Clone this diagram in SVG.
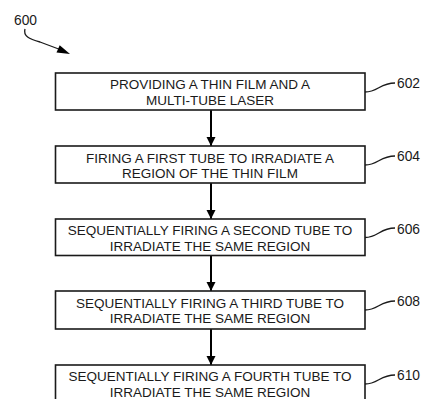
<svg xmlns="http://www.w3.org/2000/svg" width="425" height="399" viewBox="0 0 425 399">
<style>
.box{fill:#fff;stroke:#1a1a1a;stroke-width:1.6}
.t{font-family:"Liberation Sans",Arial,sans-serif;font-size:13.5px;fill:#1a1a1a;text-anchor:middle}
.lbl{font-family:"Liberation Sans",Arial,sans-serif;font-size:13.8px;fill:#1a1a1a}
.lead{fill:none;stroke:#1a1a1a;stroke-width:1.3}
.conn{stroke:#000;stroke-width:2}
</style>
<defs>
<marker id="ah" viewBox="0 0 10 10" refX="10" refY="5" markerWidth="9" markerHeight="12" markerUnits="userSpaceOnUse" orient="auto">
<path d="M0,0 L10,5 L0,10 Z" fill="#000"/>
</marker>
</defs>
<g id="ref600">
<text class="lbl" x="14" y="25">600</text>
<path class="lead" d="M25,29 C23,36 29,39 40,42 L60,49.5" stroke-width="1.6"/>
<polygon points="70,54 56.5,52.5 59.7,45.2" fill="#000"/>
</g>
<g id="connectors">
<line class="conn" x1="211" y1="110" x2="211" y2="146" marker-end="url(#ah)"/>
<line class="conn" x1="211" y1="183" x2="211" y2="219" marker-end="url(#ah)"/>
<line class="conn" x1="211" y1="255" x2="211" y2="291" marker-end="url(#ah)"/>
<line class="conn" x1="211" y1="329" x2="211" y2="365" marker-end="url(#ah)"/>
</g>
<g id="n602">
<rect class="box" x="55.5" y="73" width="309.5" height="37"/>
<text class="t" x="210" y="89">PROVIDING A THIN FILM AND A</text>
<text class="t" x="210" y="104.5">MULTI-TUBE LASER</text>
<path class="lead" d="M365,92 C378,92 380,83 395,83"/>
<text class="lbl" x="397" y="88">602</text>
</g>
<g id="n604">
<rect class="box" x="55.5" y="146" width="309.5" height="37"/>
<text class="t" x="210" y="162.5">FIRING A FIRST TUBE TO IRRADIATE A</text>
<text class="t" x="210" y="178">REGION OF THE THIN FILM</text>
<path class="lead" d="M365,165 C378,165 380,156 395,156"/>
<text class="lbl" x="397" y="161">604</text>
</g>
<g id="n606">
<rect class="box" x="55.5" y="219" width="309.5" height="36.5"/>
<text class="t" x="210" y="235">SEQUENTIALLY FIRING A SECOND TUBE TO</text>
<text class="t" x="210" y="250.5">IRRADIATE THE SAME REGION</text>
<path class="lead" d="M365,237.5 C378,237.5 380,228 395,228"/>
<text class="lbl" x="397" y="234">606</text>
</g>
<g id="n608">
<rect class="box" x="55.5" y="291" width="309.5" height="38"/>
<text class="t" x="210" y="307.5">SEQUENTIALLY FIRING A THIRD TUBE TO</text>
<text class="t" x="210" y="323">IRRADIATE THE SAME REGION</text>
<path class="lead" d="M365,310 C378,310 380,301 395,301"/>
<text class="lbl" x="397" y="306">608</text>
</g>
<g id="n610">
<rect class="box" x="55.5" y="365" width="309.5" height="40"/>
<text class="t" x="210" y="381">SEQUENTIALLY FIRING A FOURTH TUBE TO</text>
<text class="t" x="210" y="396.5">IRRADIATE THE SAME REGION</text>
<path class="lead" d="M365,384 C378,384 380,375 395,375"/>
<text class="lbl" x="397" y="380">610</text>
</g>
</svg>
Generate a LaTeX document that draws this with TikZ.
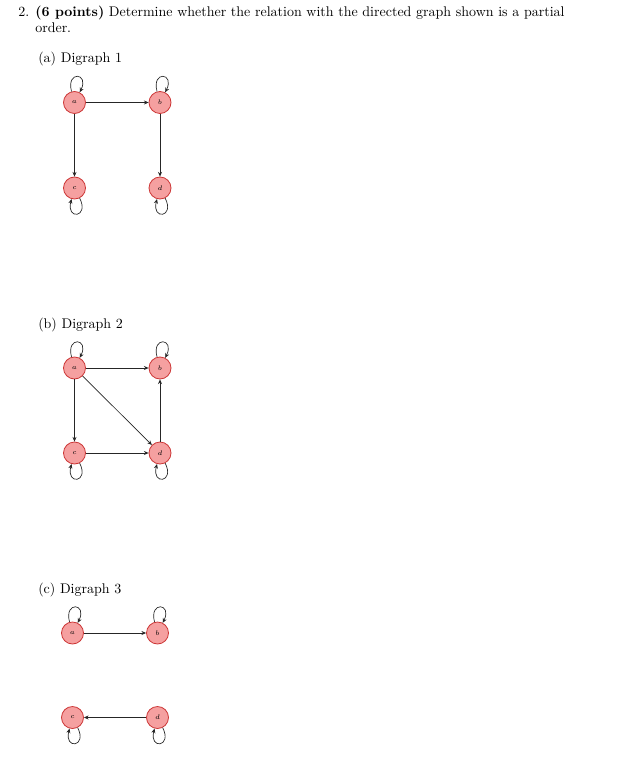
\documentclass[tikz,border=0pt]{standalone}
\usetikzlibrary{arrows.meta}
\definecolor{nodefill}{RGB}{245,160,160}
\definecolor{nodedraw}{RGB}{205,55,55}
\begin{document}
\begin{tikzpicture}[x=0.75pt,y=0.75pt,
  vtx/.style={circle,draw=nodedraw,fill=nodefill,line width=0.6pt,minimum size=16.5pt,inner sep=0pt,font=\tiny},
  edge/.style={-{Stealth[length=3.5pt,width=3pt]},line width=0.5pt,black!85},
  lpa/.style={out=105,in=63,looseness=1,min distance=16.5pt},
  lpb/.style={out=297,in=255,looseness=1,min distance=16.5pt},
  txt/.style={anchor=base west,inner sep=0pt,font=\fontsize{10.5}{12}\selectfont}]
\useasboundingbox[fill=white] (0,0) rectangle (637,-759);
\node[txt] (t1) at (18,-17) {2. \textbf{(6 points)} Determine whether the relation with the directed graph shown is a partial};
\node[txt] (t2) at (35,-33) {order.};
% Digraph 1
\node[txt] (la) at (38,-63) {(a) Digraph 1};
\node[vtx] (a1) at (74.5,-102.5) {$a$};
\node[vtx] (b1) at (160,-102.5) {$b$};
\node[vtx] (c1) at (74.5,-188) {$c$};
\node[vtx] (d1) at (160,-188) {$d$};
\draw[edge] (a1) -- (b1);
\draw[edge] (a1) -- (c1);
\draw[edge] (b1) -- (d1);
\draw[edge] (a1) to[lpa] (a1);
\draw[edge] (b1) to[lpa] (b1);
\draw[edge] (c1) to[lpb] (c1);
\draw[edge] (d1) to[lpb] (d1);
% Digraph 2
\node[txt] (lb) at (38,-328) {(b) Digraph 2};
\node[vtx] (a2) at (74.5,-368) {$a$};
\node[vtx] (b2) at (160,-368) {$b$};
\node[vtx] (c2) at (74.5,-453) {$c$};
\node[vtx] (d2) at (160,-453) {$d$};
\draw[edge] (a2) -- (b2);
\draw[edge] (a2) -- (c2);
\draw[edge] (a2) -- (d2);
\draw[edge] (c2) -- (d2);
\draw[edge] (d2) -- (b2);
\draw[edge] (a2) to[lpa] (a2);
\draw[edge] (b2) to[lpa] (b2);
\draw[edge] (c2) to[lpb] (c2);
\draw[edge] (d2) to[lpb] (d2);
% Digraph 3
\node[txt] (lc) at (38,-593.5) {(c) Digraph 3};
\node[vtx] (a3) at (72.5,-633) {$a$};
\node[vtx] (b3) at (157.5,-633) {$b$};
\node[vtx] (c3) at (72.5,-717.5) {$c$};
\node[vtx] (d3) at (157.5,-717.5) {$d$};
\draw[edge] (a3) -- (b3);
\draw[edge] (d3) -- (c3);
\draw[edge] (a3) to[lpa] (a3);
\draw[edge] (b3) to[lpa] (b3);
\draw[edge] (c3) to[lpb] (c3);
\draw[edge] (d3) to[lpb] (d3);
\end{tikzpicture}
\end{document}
· · · · ·
DIRECTIVE
Drop the images and repeat the data exactly.

RESULT OF THIS TASK
Clone this diagram in SVG.
<svg xmlns="http://www.w3.org/2000/svg" width="425" height="399" viewBox="0 0 425 399">
<style>
.box{fill:#fff;stroke:#1a1a1a;stroke-width:1.6}
.t{font-family:"Liberation Sans",Arial,sans-serif;font-size:13.5px;fill:#1a1a1a;text-anchor:middle}
.lbl{font-family:"Liberation Sans",Arial,sans-serif;font-size:13.8px;fill:#1a1a1a}
.lead{fill:none;stroke:#1a1a1a;stroke-width:1.3}
.conn{stroke:#000;stroke-width:2}
</style>
<defs>
<marker id="ah" viewBox="0 0 10 10" refX="10" refY="5" markerWidth="9" markerHeight="12" markerUnits="userSpaceOnUse" orient="auto">
<path d="M0,0 L10,5 L0,10 Z" fill="#000"/>
</marker>
</defs>
<g id="ref600">
<text class="lbl" x="14" y="25">600</text>
<path class="lead" d="M25,29 C23,36 29,39 40,42 L60,49.5" stroke-width="1.6"/>
<polygon points="70,54 56.5,52.5 59.7,45.2" fill="#000"/>
</g>
<g id="connectors">
<line class="conn" x1="211" y1="110" x2="211" y2="146" marker-end="url(#ah)"/>
<line class="conn" x1="211" y1="183" x2="211" y2="219" marker-end="url(#ah)"/>
<line class="conn" x1="211" y1="255" x2="211" y2="291" marker-end="url(#ah)"/>
<line class="conn" x1="211" y1="329" x2="211" y2="365" marker-end="url(#ah)"/>
</g>
<g id="n602">
<rect class="box" x="55.5" y="73" width="309.5" height="37"/>
<text class="t" x="210" y="89">PROVIDING A THIN FILM AND A</text>
<text class="t" x="210" y="104.5">MULTI-TUBE LASER</text>
<path class="lead" d="M365,92 C378,92 380,83 395,83"/>
<text class="lbl" x="397" y="88">602</text>
</g>
<g id="n604">
<rect class="box" x="55.5" y="146" width="309.5" height="37"/>
<text class="t" x="210" y="162.5">FIRING A FIRST TUBE TO IRRADIATE A</text>
<text class="t" x="210" y="178">REGION OF THE THIN FILM</text>
<path class="lead" d="M365,165 C378,165 380,156 395,156"/>
<text class="lbl" x="397" y="161">604</text>
</g>
<g id="n606">
<rect class="box" x="55.5" y="219" width="309.5" height="36.5"/>
<text class="t" x="210" y="235">SEQUENTIALLY FIRING A SECOND TUBE TO</text>
<text class="t" x="210" y="250.5">IRRADIATE THE SAME REGION</text>
<path class="lead" d="M365,237.5 C378,237.5 380,228 395,228"/>
<text class="lbl" x="397" y="234">606</text>
</g>
<g id="n608">
<rect class="box" x="55.5" y="291" width="309.5" height="38"/>
<text class="t" x="210" y="307.5">SEQUENTIALLY FIRING A THIRD TUBE TO</text>
<text class="t" x="210" y="323">IRRADIATE THE SAME REGION</text>
<path class="lead" d="M365,310 C378,310 380,301 395,301"/>
<text class="lbl" x="397" y="306">608</text>
</g>
<g id="n610">
<rect class="box" x="55.5" y="365" width="309.5" height="40"/>
<text class="t" x="210" y="381">SEQUENTIALLY FIRING A FOURTH TUBE TO</text>
<text class="t" x="210" y="396.5">IRRADIATE THE SAME REGION</text>
<path class="lead" d="M365,384 C378,384 380,375 395,375"/>
<text class="lbl" x="397" y="380">610</text>
</g>
</svg>
Generate a LaTeX document that draws this with TikZ.
\documentclass[tikz,border=0pt]{standalone}
\usetikzlibrary{arrows.meta}
\definecolor{nodefill}{RGB}{245,160,160}
\definecolor{nodedraw}{RGB}{205,55,55}
\begin{document}
\begin{tikzpicture}[x=0.75pt,y=0.75pt,
  vtx/.style={circle,draw=nodedraw,fill=nodefill,line width=0.6pt,minimum size=16.5pt,inner sep=0pt,font=\tiny},
  edge/.style={-{Stealth[length=3.5pt,width=3pt]},line width=0.5pt,black!85},
  lpa/.style={out=105,in=63,looseness=1,min distance=16.5pt},
  lpb/.style={out=297,in=255,looseness=1,min distance=16.5pt},
  txt/.style={anchor=base west,inner sep=0pt,font=\fontsize{10.5}{12}\selectfont}]
\useasboundingbox[fill=white] (0,0) rectangle (637,-759);
\node[txt] (t1) at (18,-17) {2. \textbf{(6 points)} Determine whether the relation with the directed graph shown is a partial};
\node[txt] (t2) at (35,-33) {order.};
% Digraph 1
\node[txt] (la) at (38,-63) {(a) Digraph 1};
\node[vtx] (a1) at (74.5,-102.5) {$a$};
\node[vtx] (b1) at (160,-102.5) {$b$};
\node[vtx] (c1) at (74.5,-188) {$c$};
\node[vtx] (d1) at (160,-188) {$d$};
\draw[edge] (a1) -- (b1);
\draw[edge] (a1) -- (c1);
\draw[edge] (b1) -- (d1);
\draw[edge] (a1) to[lpa] (a1);
\draw[edge] (b1) to[lpa] (b1);
\draw[edge] (c1) to[lpb] (c1);
\draw[edge] (d1) to[lpb] (d1);
% Digraph 2
\node[txt] (lb) at (38,-328) {(b) Digraph 2};
\node[vtx] (a2) at (74.5,-368) {$a$};
\node[vtx] (b2) at (160,-368) {$b$};
\node[vtx] (c2) at (74.5,-453) {$c$};
\node[vtx] (d2) at (160,-453) {$d$};
\draw[edge] (a2) -- (b2);
\draw[edge] (a2) -- (c2);
\draw[edge] (a2) -- (d2);
\draw[edge] (c2) -- (d2);
\draw[edge] (d2) -- (b2);
\draw[edge] (a2) to[lpa] (a2);
\draw[edge] (b2) to[lpa] (b2);
\draw[edge] (c2) to[lpb] (c2);
\draw[edge] (d2) to[lpb] (d2);
% Digraph 3
\node[txt] (lc) at (38,-593.5) {(c) Digraph 3};
\node[vtx] (a3) at (72.5,-633) {$a$};
\node[vtx] (b3) at (157.5,-633) {$b$};
\node[vtx] (c3) at (72.5,-717.5) {$c$};
\node[vtx] (d3) at (157.5,-717.5) {$d$};
\draw[edge] (a3) -- (b3);
\draw[edge] (d3) -- (c3);
\draw[edge] (a3) to[lpa] (a3);
\draw[edge] (b3) to[lpa] (b3);
\draw[edge] (c3) to[lpb] (c3);
\draw[edge] (d3) to[lpb] (d3);
\end{tikzpicture}
\end{document}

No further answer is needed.